- [JOB]:
Find, in the records below, the line that contains "Write a LaTeX" and the line that contains "(ecrantxt) at (178,772)". Copy those two lines and everything between them exactly, but not the pictures.

- [RECORDS FOR THIS TASK]:
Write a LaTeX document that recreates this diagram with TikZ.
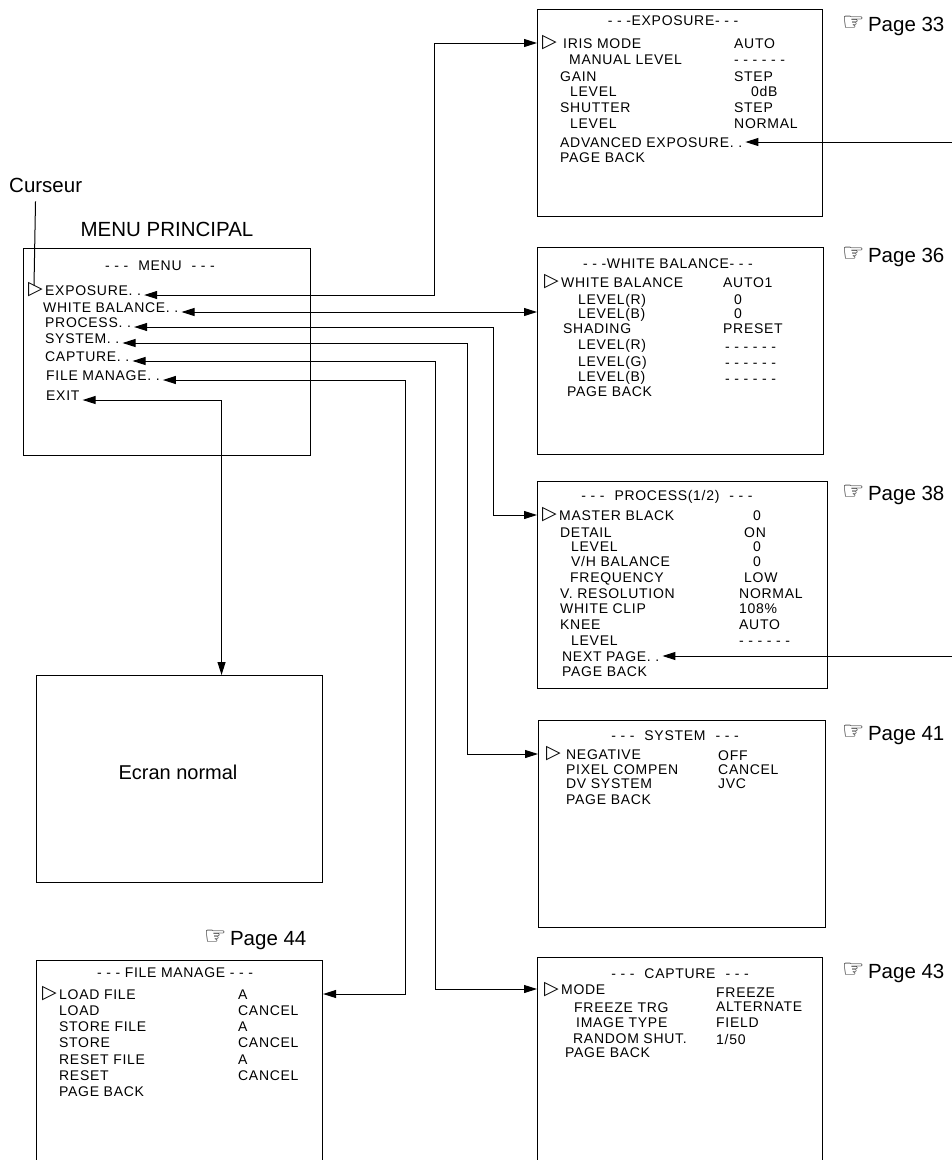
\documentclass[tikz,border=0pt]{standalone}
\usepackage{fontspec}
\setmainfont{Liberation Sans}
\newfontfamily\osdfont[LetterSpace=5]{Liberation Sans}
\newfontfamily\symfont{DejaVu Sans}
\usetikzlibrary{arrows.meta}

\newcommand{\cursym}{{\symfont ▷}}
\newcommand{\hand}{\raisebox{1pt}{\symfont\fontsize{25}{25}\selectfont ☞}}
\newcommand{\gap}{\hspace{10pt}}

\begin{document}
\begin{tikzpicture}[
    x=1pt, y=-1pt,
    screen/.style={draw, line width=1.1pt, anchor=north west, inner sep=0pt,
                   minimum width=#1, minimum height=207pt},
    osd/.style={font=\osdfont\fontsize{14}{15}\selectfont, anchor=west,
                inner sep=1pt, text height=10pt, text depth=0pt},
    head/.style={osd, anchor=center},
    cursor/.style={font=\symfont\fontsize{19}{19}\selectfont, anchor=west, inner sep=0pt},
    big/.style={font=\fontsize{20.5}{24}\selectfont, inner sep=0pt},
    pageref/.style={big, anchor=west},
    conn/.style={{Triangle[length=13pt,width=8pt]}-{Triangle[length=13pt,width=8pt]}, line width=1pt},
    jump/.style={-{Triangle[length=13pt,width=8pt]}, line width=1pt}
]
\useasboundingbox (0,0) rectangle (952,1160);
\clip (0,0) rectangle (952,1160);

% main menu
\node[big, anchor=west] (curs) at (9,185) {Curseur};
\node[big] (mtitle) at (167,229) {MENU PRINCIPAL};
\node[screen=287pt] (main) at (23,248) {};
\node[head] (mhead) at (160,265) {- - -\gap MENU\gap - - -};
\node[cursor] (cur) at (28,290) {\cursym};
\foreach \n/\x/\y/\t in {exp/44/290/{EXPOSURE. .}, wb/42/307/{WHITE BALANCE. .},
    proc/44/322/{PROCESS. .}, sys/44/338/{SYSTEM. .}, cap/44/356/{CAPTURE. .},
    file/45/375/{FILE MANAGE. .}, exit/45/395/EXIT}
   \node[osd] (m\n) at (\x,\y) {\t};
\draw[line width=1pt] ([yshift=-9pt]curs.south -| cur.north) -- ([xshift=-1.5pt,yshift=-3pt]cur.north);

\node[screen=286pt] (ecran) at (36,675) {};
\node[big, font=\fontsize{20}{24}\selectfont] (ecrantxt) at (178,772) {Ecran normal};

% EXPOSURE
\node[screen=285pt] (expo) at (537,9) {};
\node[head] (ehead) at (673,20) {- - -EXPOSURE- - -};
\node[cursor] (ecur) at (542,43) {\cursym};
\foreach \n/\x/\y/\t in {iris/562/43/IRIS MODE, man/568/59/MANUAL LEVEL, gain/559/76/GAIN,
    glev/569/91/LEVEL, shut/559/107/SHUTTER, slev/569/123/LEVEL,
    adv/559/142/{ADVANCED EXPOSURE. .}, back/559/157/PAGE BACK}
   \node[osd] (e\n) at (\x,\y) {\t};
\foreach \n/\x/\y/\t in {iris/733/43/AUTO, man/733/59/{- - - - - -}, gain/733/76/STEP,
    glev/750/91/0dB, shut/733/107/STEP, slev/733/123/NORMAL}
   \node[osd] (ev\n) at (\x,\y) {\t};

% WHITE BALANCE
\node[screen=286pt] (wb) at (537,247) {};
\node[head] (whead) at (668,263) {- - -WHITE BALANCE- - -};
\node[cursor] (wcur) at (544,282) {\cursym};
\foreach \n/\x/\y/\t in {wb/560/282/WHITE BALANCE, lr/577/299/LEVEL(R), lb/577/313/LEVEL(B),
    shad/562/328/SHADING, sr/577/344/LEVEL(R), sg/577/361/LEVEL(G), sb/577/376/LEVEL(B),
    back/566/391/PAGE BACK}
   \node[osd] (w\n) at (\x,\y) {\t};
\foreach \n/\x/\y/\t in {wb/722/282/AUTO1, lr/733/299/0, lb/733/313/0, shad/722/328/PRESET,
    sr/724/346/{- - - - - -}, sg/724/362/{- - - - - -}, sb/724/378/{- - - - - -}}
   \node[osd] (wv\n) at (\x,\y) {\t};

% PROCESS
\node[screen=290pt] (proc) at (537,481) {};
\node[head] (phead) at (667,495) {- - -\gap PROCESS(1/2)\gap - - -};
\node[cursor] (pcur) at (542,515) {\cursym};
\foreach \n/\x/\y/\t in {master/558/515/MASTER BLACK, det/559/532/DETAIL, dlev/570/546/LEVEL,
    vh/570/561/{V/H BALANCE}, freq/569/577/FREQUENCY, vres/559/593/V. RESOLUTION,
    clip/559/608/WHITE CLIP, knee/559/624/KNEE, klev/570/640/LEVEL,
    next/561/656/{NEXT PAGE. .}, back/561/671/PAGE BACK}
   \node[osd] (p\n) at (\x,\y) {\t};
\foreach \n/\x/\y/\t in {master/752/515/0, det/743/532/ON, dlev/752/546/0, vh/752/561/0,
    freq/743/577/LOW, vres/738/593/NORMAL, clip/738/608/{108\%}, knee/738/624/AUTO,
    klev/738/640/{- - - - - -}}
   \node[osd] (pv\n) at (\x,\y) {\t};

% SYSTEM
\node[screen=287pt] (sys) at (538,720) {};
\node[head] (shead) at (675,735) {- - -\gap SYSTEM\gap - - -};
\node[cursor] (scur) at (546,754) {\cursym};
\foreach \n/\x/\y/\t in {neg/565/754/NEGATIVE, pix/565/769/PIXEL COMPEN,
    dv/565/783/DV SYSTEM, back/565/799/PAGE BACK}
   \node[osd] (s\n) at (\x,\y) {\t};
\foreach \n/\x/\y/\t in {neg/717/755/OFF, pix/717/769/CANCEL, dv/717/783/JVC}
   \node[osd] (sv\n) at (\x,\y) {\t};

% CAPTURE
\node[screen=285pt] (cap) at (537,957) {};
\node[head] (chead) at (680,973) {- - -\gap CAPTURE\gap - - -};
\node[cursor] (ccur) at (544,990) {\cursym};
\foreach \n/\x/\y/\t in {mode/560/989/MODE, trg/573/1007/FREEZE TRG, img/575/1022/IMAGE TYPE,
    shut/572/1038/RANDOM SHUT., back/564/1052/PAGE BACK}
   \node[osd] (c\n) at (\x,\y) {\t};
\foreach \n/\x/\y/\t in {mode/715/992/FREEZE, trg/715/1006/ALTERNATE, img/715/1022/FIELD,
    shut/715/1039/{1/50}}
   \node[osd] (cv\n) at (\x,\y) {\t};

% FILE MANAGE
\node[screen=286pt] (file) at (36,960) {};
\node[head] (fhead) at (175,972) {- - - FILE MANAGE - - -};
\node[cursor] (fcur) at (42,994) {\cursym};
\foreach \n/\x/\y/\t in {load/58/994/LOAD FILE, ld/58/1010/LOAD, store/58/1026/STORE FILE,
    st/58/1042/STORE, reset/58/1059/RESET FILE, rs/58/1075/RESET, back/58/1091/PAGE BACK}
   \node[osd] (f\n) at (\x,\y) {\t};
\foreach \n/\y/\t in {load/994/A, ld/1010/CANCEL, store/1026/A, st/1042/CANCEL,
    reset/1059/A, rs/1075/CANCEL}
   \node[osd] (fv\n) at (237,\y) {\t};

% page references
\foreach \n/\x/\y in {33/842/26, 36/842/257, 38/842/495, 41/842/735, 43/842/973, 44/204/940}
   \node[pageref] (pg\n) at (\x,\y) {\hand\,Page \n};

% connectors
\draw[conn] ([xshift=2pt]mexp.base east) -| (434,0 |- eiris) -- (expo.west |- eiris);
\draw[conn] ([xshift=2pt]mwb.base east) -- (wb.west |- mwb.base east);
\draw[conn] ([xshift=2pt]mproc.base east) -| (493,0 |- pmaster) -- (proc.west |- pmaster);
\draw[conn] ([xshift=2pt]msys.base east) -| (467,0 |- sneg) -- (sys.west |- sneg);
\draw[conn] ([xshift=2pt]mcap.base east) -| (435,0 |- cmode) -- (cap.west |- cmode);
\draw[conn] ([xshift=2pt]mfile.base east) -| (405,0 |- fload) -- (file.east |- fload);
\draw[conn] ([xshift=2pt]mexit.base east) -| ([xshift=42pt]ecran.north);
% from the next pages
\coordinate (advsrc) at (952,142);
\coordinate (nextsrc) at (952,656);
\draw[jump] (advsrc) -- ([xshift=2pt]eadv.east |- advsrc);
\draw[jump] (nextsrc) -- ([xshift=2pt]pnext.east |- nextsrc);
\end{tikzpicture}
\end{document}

...

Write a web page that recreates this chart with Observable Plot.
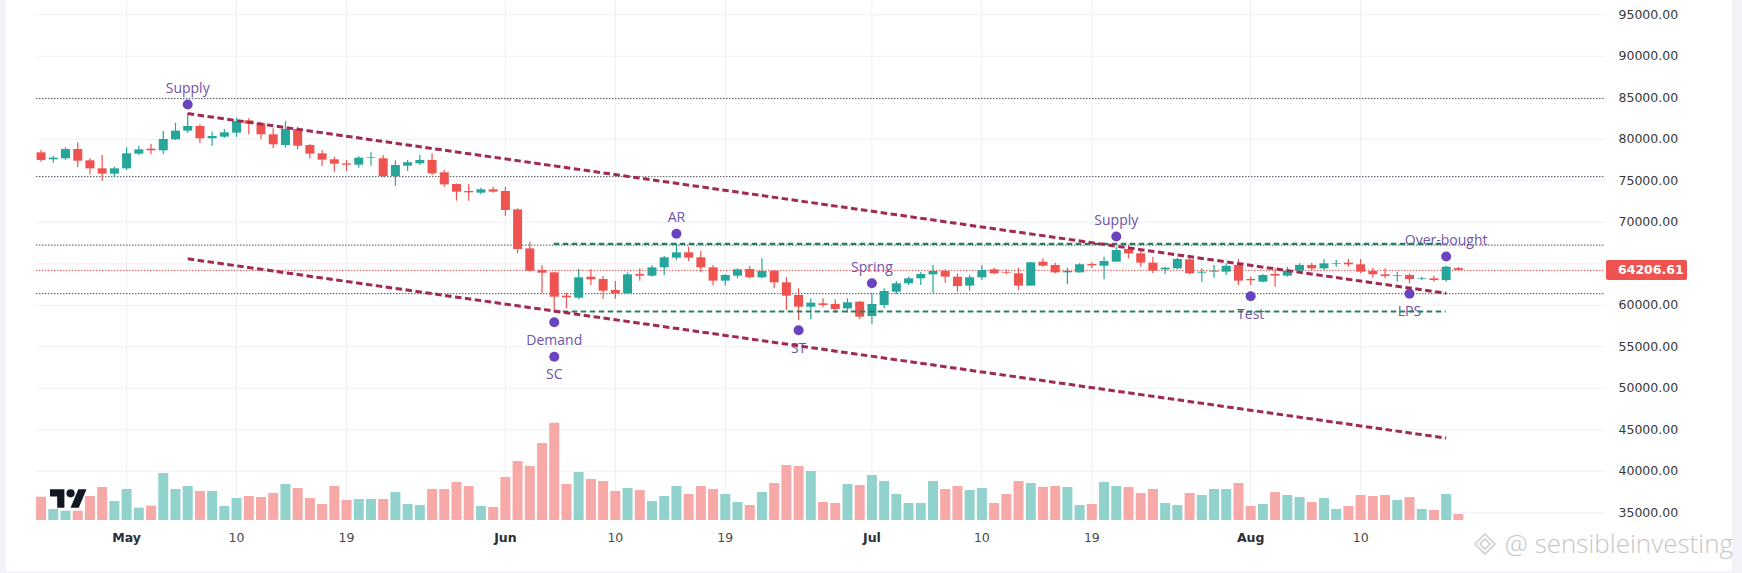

- [RIGHT ANSWER]:
Write a LaTeX document that recreates this diagram with TikZ.
\documentclass[tikz,border=0pt]{standalone}
\usepackage{fontspec}
\setmainfont{Liberation Sans}
\newfontfamily\osdfont[LetterSpace=5]{Liberation Sans}
\newfontfamily\symfont{DejaVu Sans}
\usetikzlibrary{arrows.meta}

\newcommand{\cursym}{{\symfont ▷}}
\newcommand{\hand}{\raisebox{1pt}{\symfont\fontsize{25}{25}\selectfont ☞}}
\newcommand{\gap}{\hspace{10pt}}

\begin{document}
\begin{tikzpicture}[
    x=1pt, y=-1pt,
    screen/.style={draw, line width=1.1pt, anchor=north west, inner sep=0pt,
                   minimum width=#1, minimum height=207pt},
    osd/.style={font=\osdfont\fontsize{14}{15}\selectfont, anchor=west,
                inner sep=1pt, text height=10pt, text depth=0pt},
    head/.style={osd, anchor=center},
    cursor/.style={font=\symfont\fontsize{19}{19}\selectfont, anchor=west, inner sep=0pt},
    big/.style={font=\fontsize{20.5}{24}\selectfont, inner sep=0pt},
    pageref/.style={big, anchor=west},
    conn/.style={{Triangle[length=13pt,width=8pt]}-{Triangle[length=13pt,width=8pt]}, line width=1pt},
    jump/.style={-{Triangle[length=13pt,width=8pt]}, line width=1pt}
]
\useasboundingbox (0,0) rectangle (952,1160);
\clip (0,0) rectangle (952,1160);

% main menu
\node[big, anchor=west] (curs) at (9,185) {Curseur};
\node[big] (mtitle) at (167,229) {MENU PRINCIPAL};
\node[screen=287pt] (main) at (23,248) {};
\node[head] (mhead) at (160,265) {- - -\gap MENU\gap - - -};
\node[cursor] (cur) at (28,290) {\cursym};
\foreach \n/\x/\y/\t in {exp/44/290/{EXPOSURE. .}, wb/42/307/{WHITE BALANCE. .},
    proc/44/322/{PROCESS. .}, sys/44/338/{SYSTEM. .}, cap/44/356/{CAPTURE. .},
    file/45/375/{FILE MANAGE. .}, exit/45/395/EXIT}
   \node[osd] (m\n) at (\x,\y) {\t};
\draw[line width=1pt] ([yshift=-9pt]curs.south -| cur.north) -- ([xshift=-1.5pt,yshift=-3pt]cur.north);

\node[screen=286pt] (ecran) at (36,675) {};
\node[big, font=\fontsize{20}{24}\selectfont] (ecrantxt) at (178,772) {Ecran normal};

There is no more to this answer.